Through a series of essays, Burack-Weiss gets personal — from love to loss to experiences that continue to shape her life well into her 80s.
“I wanted to start a conversation among my peers - to reflect on what they’ve lost and what they’ve gained as well as to provide guidance to our younger sisters as they climb the ladder of time.”
Burack-Weiss is the author of two books based on the writing of individuals coping with life challenges - The Caregiver’s Tale and The Lioness in Winter – which led her to believe the time had come to write her own.

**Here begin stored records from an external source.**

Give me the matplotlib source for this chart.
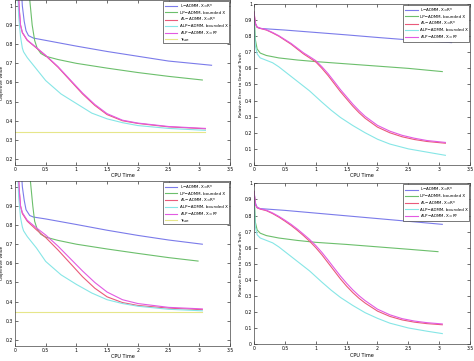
import matplotlib
matplotlib.use('Agg')
import matplotlib.pyplot as plt

# legend labels and colours
labels = ['L\u2212ADMM, X=R$^n$', 'LP\u2212ADMM, bounded X', 'AL\u2212ADMM, X=R$^n$',
          'ALP\u2212ADMM, bounded X', 'ALP\u2212ADMM, X=R$^n$', 'True']
colors = ['#7b7bea', '#6cbf6c', '#ea5a7a', '#86e6e6', '#e25ae2', '#e6e68a']

# ---- top-left: objective value, run 1
t_L1 = [0.10, 0.12, 0.15, 0.18, 0.22, 0.30, 0.50, 1.0, 1.5, 2.0, 2.5, 3.2]
y_L1 = [1.10, 1.00, 0.92, 0.87, 0.845, 0.832, 0.82, 0.79, 0.762, 0.737, 0.712, 0.69]
t_LP1 = [0.22, 0.25, 0.28, 0.32, 0.36, 0.42, 0.50, 0.70, 1.0, 1.5, 2.0, 2.5, 3.05]
y_LP1 = [1.10, 1.00, 0.90, 0.82, 0.78, 0.752, 0.737, 0.72, 0.70, 0.675, 0.652, 0.632, 0.613]
t_AL1 = [0.05, 0.07, 0.09, 0.12, 0.20, 0.35, 0.50, 0.70, 0.90, 1.1, 1.3, 1.5, 1.75, 2.0, 2.5, 3.1]
y_AL1 = [1.10, 0.98, 0.90, 0.86, 0.82, 0.78, 0.74, 0.68, 0.61, 0.54, 0.48, 0.432, 0.40, 0.386, 0.368, 0.358]
t_ALPb1 = [0.04, 0.06, 0.09, 0.12, 0.14, 0.20, 0.35, 0.50, 0.75, 1.0, 1.25, 1.5, 1.75, 2.0, 2.5, 3.1]
y_ALPb1 = [1.10, 0.95, 0.84, 0.78, 0.76, 0.73, 0.67, 0.61, 0.54, 0.49, 0.44, 0.41, 0.39, 0.375, 0.36, 0.35]
t_ALPr1 = [0.05, 0.07, 0.09, 0.12, 0.20, 0.35, 0.50, 0.70, 0.90, 1.1, 1.3, 1.5, 1.75, 2.0, 2.5, 3.1]
y_ALPr1 = [1.10, 0.98, 0.90, 0.862, 0.822, 0.782, 0.742, 0.683, 0.614, 0.545, 0.485, 0.437, 0.403, 0.388, 0.37, 0.36]
t_true1 = [0.0, 3.1]
y_true1 = [0.342, 0.342]

# ---- bottom-left: objective value, run 2
t_L2 = [0.10, 0.12, 0.15, 0.18, 0.24, 0.30, 0.50, 1.0, 1.5, 2.0, 2.5, 3.05]
y_L2 = [1.10, 1.00, 0.93, 0.88, 0.85, 0.842, 0.832, 0.803, 0.773, 0.746, 0.722, 0.70]
t_LP2 = [0.23, 0.26, 0.29, 0.32, 0.36, 0.42, 0.50, 0.70, 1.0, 1.5, 2.0, 2.5, 2.98]
y_LP2 = [1.10, 1.00, 0.90, 0.82, 0.78, 0.752, 0.737, 0.72, 0.70, 0.675, 0.652, 0.63, 0.612]
t_AL2 = [0.05, 0.07, 0.09, 0.12, 0.20, 0.35, 0.50, 0.70, 0.90, 1.1, 1.3, 1.5, 1.75, 2.0, 2.5, 3.05]
y_AL2 = [1.10, 0.98, 0.90, 0.86, 0.82, 0.775, 0.735, 0.67, 0.60, 0.53, 0.47, 0.425, 0.395, 0.38, 0.366, 0.358]
t_ALPb2 = [0.04, 0.06, 0.09, 0.12, 0.14, 0.20, 0.35, 0.50, 0.75, 1.0, 1.25, 1.5, 1.75, 2.0, 2.5, 3.05]
y_ALPb2 = [1.10, 0.95, 0.84, 0.79, 0.77, 0.74, 0.68, 0.61, 0.54, 0.49, 0.445, 0.41, 0.39, 0.376, 0.36, 0.352]
t_ALPr2 = [0.05, 0.07, 0.09, 0.12, 0.20, 0.35, 0.50, 0.70, 0.90, 1.1, 1.3, 1.5, 1.75, 2.0, 2.5, 3.05]
y_ALPr2 = [1.10, 0.98, 0.90, 0.865, 0.825, 0.785, 0.748, 0.69, 0.625, 0.56, 0.50, 0.45, 0.41, 0.39, 0.37, 0.362]
t_true2 = [0.0, 3.05]
y_true2 = [0.345, 0.345]

# ---- top-right: relative error, run 1
t_L3 = [0.0, 0.02, 0.05, 0.10, 0.5, 1.0, 1.5, 2.0, 2.5, 3.2]
y_L3 = [0.93, 0.88, 0.855, 0.848, 0.838, 0.823, 0.808, 0.792, 0.777, 0.76]
t_LP3 = [0.0, 0.02, 0.05, 0.10, 0.2, 0.4, 0.7, 1.0, 1.5, 2.0, 2.5, 3.05]
y_LP3 = [0.95, 0.78, 0.72, 0.695, 0.68, 0.665, 0.652, 0.642, 0.628, 0.614, 0.60, 0.58]
t_AL3 = [0.0, 0.02, 0.05, 0.1, 0.2, 0.3, 0.4, 0.5, 0.6, 0.7, 0.8, 0.9, 1.0, 1.1, 1.2, 1.3,
         1.4, 1.5, 1.6, 1.7, 1.8, 2.0, 2.2, 2.4, 2.6, 2.8, 3.1]
y_AL3 = [0.95, 0.88, 0.855, 0.848, 0.838, 0.82, 0.80, 0.775, 0.75, 0.72, 0.69, 0.665, 0.64, 0.60,
         0.555, 0.505, 0.455, 0.41, 0.365, 0.325, 0.29, 0.235, 0.20, 0.175, 0.158, 0.146, 0.135]
t_ALPb3 = [0.0, 0.02, 0.05, 0.1, 0.2, 0.3, 0.4, 0.5, 0.6, 0.75, 0.9, 1.0, 1.1, 1.25, 1.4, 1.5,
           1.6, 1.8, 2.0, 2.2, 2.5, 2.8, 3.1]
y_ALPb3 = [0.90, 0.74, 0.69, 0.665, 0.65, 0.635, 0.61, 0.58, 0.55, 0.505, 0.46, 0.425, 0.39, 0.34,
           0.295, 0.27, 0.245, 0.20, 0.16, 0.13, 0.10, 0.08, 0.06]
t_ALPr3 = [0.0, 0.02, 0.05, 0.1, 0.2, 0.3, 0.4, 0.5, 0.6, 0.7, 0.8, 0.9, 1.0, 1.1, 1.2, 1.3,
           1.4, 1.5, 1.6, 1.7, 1.8, 2.0, 2.2, 2.4, 2.6, 2.8, 3.1]
y_ALPr3 = [0.95, 0.88, 0.857, 0.85, 0.84, 0.823, 0.803, 0.779, 0.755, 0.726, 0.697, 0.673, 0.648, 0.61,
           0.567, 0.518, 0.468, 0.423, 0.378, 0.338, 0.302, 0.246, 0.21, 0.184, 0.166, 0.152, 0.14]

# ---- bottom-right: relative error, run 2
t_L4 = [0.0, 0.02, 0.05, 0.10, 0.5, 1.0, 1.5, 2.0, 2.5, 3.05]
y_L4 = [0.95, 0.88, 0.85, 0.843, 0.832, 0.815, 0.798, 0.781, 0.764, 0.745]
t_LP4 = [0.0, 0.02, 0.05, 0.10, 0.2, 0.4, 0.7, 1.0, 1.5, 2.0, 2.5, 2.98]
y_LP4 = [0.95, 0.76, 0.71, 0.69, 0.675, 0.66, 0.645, 0.633, 0.62, 0.605, 0.59, 0.575]
t_AL4 = [0.0, 0.02, 0.05, 0.1, 0.2, 0.3, 0.4, 0.5, 0.6, 0.7, 0.8, 0.9, 1.0, 1.1, 1.2, 1.3,
         1.4, 1.5, 1.6, 1.7, 1.8, 2.0, 2.2, 2.4, 2.6, 2.8, 3.05]
y_AL4 = [0.95, 0.87, 0.848, 0.84, 0.83, 0.812, 0.79, 0.765, 0.738, 0.708, 0.675, 0.64, 0.60, 0.555,
         0.505, 0.455, 0.405, 0.36, 0.32, 0.285, 0.255, 0.205, 0.172, 0.15, 0.136, 0.127, 0.12]
t_ALPb4 = [0.0, 0.02, 0.05, 0.1, 0.2, 0.3, 0.4, 0.5, 0.6, 0.75, 0.9, 1.0, 1.1, 1.25, 1.4, 1.5,
           1.6, 1.8, 2.0, 2.2, 2.5, 2.8, 3.05]
y_ALPb4 = [0.90, 0.73, 0.68, 0.66, 0.645, 0.63, 0.605, 0.575, 0.545, 0.50, 0.455, 0.42, 0.385, 0.335,
           0.29, 0.265, 0.24, 0.195, 0.16, 0.13, 0.10, 0.08, 0.065]
t_ALPr4 = [0.0, 0.02, 0.05, 0.1, 0.2, 0.3, 0.4, 0.5, 0.6, 0.7, 0.8, 0.9, 1.0, 1.1, 1.2, 1.3,
           1.4, 1.5, 1.6, 1.7, 1.8, 2.0, 2.2, 2.4, 2.6, 2.8, 3.05]
y_ALPr4 = [0.95, 0.87, 0.85, 0.842, 0.833, 0.816, 0.795, 0.771, 0.745, 0.716, 0.684, 0.651, 0.613, 0.57,
           0.522, 0.472, 0.423, 0.378, 0.337, 0.301, 0.27, 0.217, 0.182, 0.158, 0.143, 0.133, 0.125]

xticks = [0, 0.5, 1, 1.5, 2, 2.5, 3, 3.5]
yticks_obj = [0.2, 0.3, 0.4, 0.5, 0.6, 0.7, 0.8, 0.9, 1]
yticks_err = [0, 0.1, 0.2, 0.3, 0.4, 0.5, 0.6, 0.7, 0.8, 0.9, 1]

panels = [
    # rect, series, ylabel, ylim, yticks
    ([0.0316, 0.543, 0.4536, 0.457],
     [(t_L1, y_L1), (t_LP1, y_LP1), (t_AL1, y_AL1), (t_ALPb1, y_ALPb1), (t_ALPr1, y_ALPr1), (t_true1, y_true1)],
     'Objective Value', (0.169, 1.031), yticks_obj),
    ([0.536, 0.543, 0.4557, 0.446],
     [(t_L3, y_L3), (t_LP3, y_LP3), (t_AL3, y_AL3), (t_ALPb3, y_ALPb3), (t_ALPr3, y_ALPr3)],
     'Relative Error to Ground Truth', (0.0, 1.0), yticks_err),
    ([0.0316, 0.042, 0.4536, 0.457],
     [(t_L2, y_L2), (t_LP2, y_LP2), (t_AL2, y_AL2), (t_ALPb2, y_ALPb2), (t_ALPr2, y_ALPr2), (t_true2, y_true2)],
     'Objective Value', (0.169, 1.031), yticks_obj),
    ([0.536, 0.047, 0.4557, 0.445],
     [(t_L4, y_L4), (t_LP4, y_LP4), (t_AL4, y_AL4), (t_ALPb4, y_ALPb4), (t_ALPr4, y_ALPr4)],
     'Relative Error to Ground Truth', (0.0, 1.0), yticks_err),
]

fig = plt.figure(figsize=(4.74, 3.61), dpi=100)

for rect, series, ylab, ylim, yt in panels:
    ax = fig.add_axes(rect)
    for i, (t, y) in enumerate(series):
        ax.plot(t, y, color=colors[i], lw=0.8, label=labels[i])
    ax.set_xlim(0, 3.5)
    ax.set_ylim(*ylim)
    ax.set_xticks(xticks)
    ax.set_xticklabels(['0', '0.5', '1', '1.5', '2', '2.5', '3', '3.5'])
    ax.set_yticks(yt)
    ax.set_yticklabels(['%g' % v for v in yt])
    ax.tick_params(direction='in', labelsize=3.3, length=2, width=0.4, pad=1.5,
                   top=True, right=True)
    for s in ax.spines.values():
        s.set_linewidth(0.5)
        s.set_color('#444444')
    ax.set_xlabel('CPU Time', fontsize=3.6, labelpad=1)
    ax.set_ylabel(ylab, fontsize=3.2)
    ax.yaxis.set_label_coords(-0.05, 0.5)
    leg = ax.legend(loc='upper right', fontsize=2.9, handlelength=3.2, borderaxespad=0.25,
                    labelspacing=0.2, borderpad=0.3, handletextpad=0.6,
                    fancybox=False, framealpha=1)
    leg.get_frame().set_linewidth(0.5)
    leg.get_frame().set_edgecolor('#444444')

fig.savefig('out.png', dpi=100)
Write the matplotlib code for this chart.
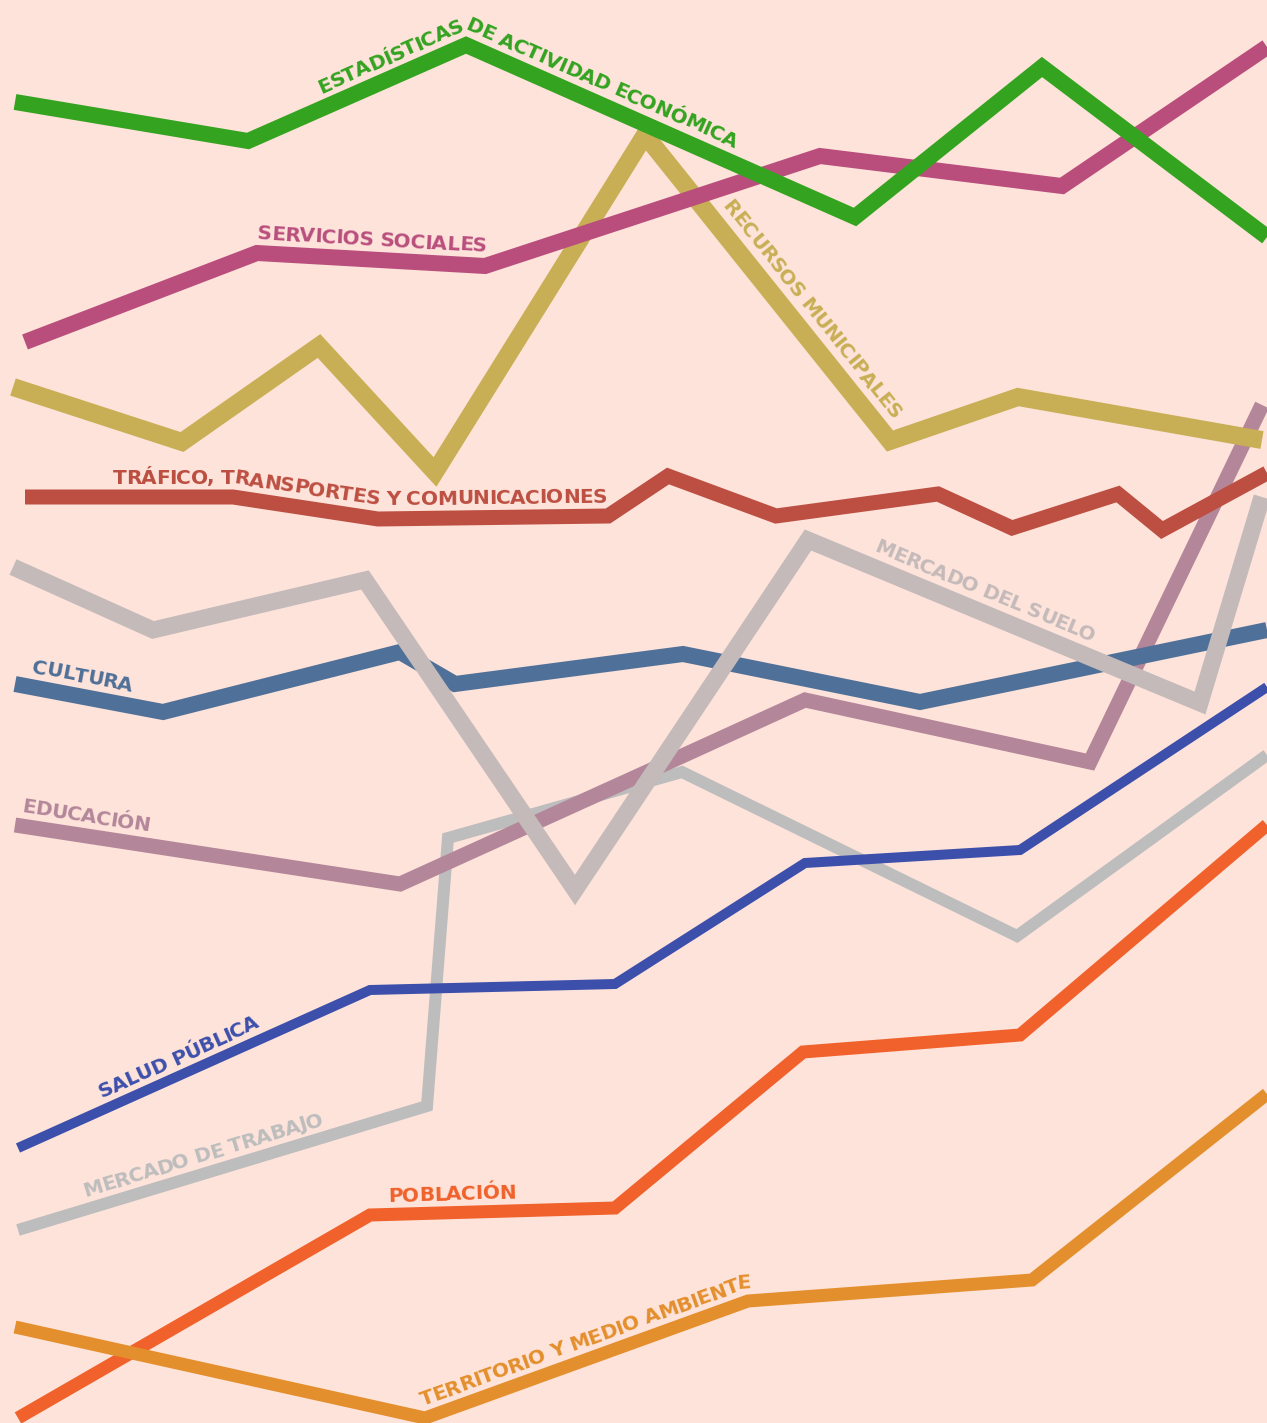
import matplotlib
matplotlib.use("Agg")
import matplotlib.pyplot as plt
import numpy as np
from matplotlib.font_manager import FontProperties, findfont, get_font

W, H = 1267, 1423
BG = "#FEE3DA"

# series values (x position, value), value axis runs upward
eco_x = [15, 248, 466, 855, 1042, 1267]
eco_y = [1321, 1282, 1378, 1206, 1356, 1186]

serv_x = [25, 257, 485, 820, 1062, 1267]
serv_y = [1081, 1170, 1157, 1267, 1237, 1376]

recur_x = [13, 182, 319, 435, 645, 890, 1018, 1262]
recur_y = [1036, 981, 1077, 951, 1288, 982, 1026, 983]

traf_x = [25, 233, 378, 608, 668, 776, 938, 1012, 1118, 1162, 1267]
traf_y = [926, 926, 904, 907, 947, 907, 929, 895, 929, 893, 950]

suelo_x = [13, 153, 365, 575, 808, 1200, 1262]
suelo_y = [856, 793, 843, 533, 883, 720, 926]

cult_x = [15, 163, 400, 455, 683, 920, 1267]
cult_y = [739, 711, 771, 739, 769, 721, 793]

educ_x = [15, 400, 680, 805, 1090, 1262]
educ_y = [598, 539, 666, 723, 661, 1018]

salud_x = [18, 370, 615, 805, 1020, 1267]
salud_y = [275, 433, 439, 560, 573, 736]

trab_x = [18, 427, 448, 682, 1017, 1267]
trab_y = [193, 317, 585, 651, 487, 668]

pobl_x = [18, 370, 615, 803, 1020, 1267]
pobl_y = [5, 208, 215, 371, 388, 598]

terr_x = [15, 425, 748, 1032, 1267]
terr_y = [96, 5, 122, 143, 329]

labels = ["Estadísticas de actividad económica", "Servicios sociales",
          "Recursos municipales", "Tráfico, transportes y comunicaciones",
          "Mercado del suelo", "Cultura", "Educación", "Salud pública",
          "Mercado de trabajo", "Población", "Territorio y medio ambiente"]
xs_all = [eco_x, serv_x, recur_x, traf_x, suelo_x, cult_x, educ_x,
          salud_x, trab_x, pobl_x, terr_x]
ys_all = [eco_y, serv_y, recur_y, traf_y, suelo_y, cult_y, educ_y,
          salud_y, trab_y, pobl_y, terr_y]

colors = ["#33A320", "#B94E7D", "#C8AF55", "#BC4F42", "#C4BABA", "#4F7098",
          "#B4869A", "#3C4FAB", "#BDBDBD", "#F0612B", "#E48F2D"]
widths = [16, 16, 18, 15, 17, 16, 15, 10, 12, 13, 13]
zorders = [6.5, 6, 5.5, 7, 5, 4, 3, 6, 2, 6, 6]
# where each label starts along its line
label_start = [310, 257, 1038, 88, 1217, 14, 4, 97, 74, 435, 411]

FS = 14.5
TRACK = -0.5
MID = 7  # half cap height, spacing is measured at glyph mid-height
prop = FontProperties(family="DejaVu Sans", weight="bold", size=FS)
font = get_font(findfont(prop))
font.set_size(FS, 100)


def advances(text):
    out = []
    for ch in text:
        g = font.load_char(ord(ch))
        out.append(g.linearHoriAdvance / 65536 + TRACK)
    return np.array(out)


def offset_line(xs, ys, d):
    p = np.column_stack([xs, ys]).astype(float)
    v = np.diff(p, axis=0)
    v /= np.hypot(v[:, 0], v[:, 1])[:, None]
    n = np.column_stack([-v[:, 1], v[:, 0]])
    q = [p[0] + d * n[0]]
    for k in range(1, len(p) - 1):
        m = n[k - 1] + n[k]
        q.append(p[k] + d * m / (1 + n[k - 1] @ n[k]))
    q.append(p[-1] + d * n[-1])
    return np.array(q)


def text_on_line(ax, xs, ys, text, start, offset, color, z):
    q = offset_line(xs, ys, offset + MID)
    seg = np.hypot(*np.diff(q, axis=0).T)
    cum = np.concatenate([[0], np.cumsum(seg)])
    adv = advances(text)
    pos = start + np.cumsum(adv) - adv / 2
    for ch, s in zip(text, pos):
        i = int(np.clip(np.searchsorted(cum, s, side="right") - 1, 0, len(q) - 2))
        t = (s - cum[i]) / seg[i]
        px, py = q[i] + t * (q[i + 1] - q[i])
        a = np.arctan2(q[i + 1, 1] - q[i, 1], q[i + 1, 0] - q[i, 0])
        px += np.sin(a) * MID
        py -= np.cos(a) * MID
        ax.text(px, py, ch, fontproperties=prop, color=color,
                rotation=np.degrees(a), rotation_mode="anchor",
                ha="center", va="baseline", zorder=z + 0.05)


fig = plt.figure(figsize=(W / 100, H / 100), dpi=100, facecolor=BG)
ax = fig.add_axes([0, 0, 1, 1])
ax.set_facecolor(BG)
ax.set_xlim(0, W)
ax.set_ylim(0, H)
ax.axis("off")

for xs, ys, name, c, lw, z, st in zip(xs_all, ys_all, labels, colors,
                                      widths, zorders, label_start):
    ax.plot(xs, ys, color=c, lw=lw * 0.72, solid_joinstyle="miter",
            solid_capstyle="butt", zorder=z)
    text_on_line(ax, xs, ys, name.upper(), st, lw / 2 + 6, c, z)

fig.savefig("out.png", dpi=100, facecolor=BG)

“The buzzword of today is ‘anti-aging.’ We read of people being 90 years young. Ridiculous! The only sure anti-aging strategy is death,” she says. “And what is wrong with being old? It is a time of life as every other time – with its own sorrows and joys. The trick is to meet it with courage and grace.”
It’s a sentiment reflected in her own life.
“I am not coy about my age,” Burack-Weiss writes in the book. “I sometimes volunteer it when no one has asked. Not because I expect anyone to be amazed at the number (no one has yet remarked that they imagined me to be younger) but because I myself am amazed to have lived so long, still putting one foot in front of the other, grateful for each day.”
Now 86 years old, writing has helped her learn more about herself.
“Seeing these essays gathered together in one book, I was able to see the pattern of my life, its main themes, the things that matter to me – and the things that don’t,” she says.
The goal of the book is to bring comfort and hope to herself and others. By sharing her journey, Burack-Weiss hopes to inspire others to do the same.
“On these pages, I share my lived experience in all its ordinariness,” she writes. “What if it prompts another old woman to speak into the recorder, pick up the pen, sit down at the computer and tell her story. What if another, and another, and another old woman follows? What would happen?”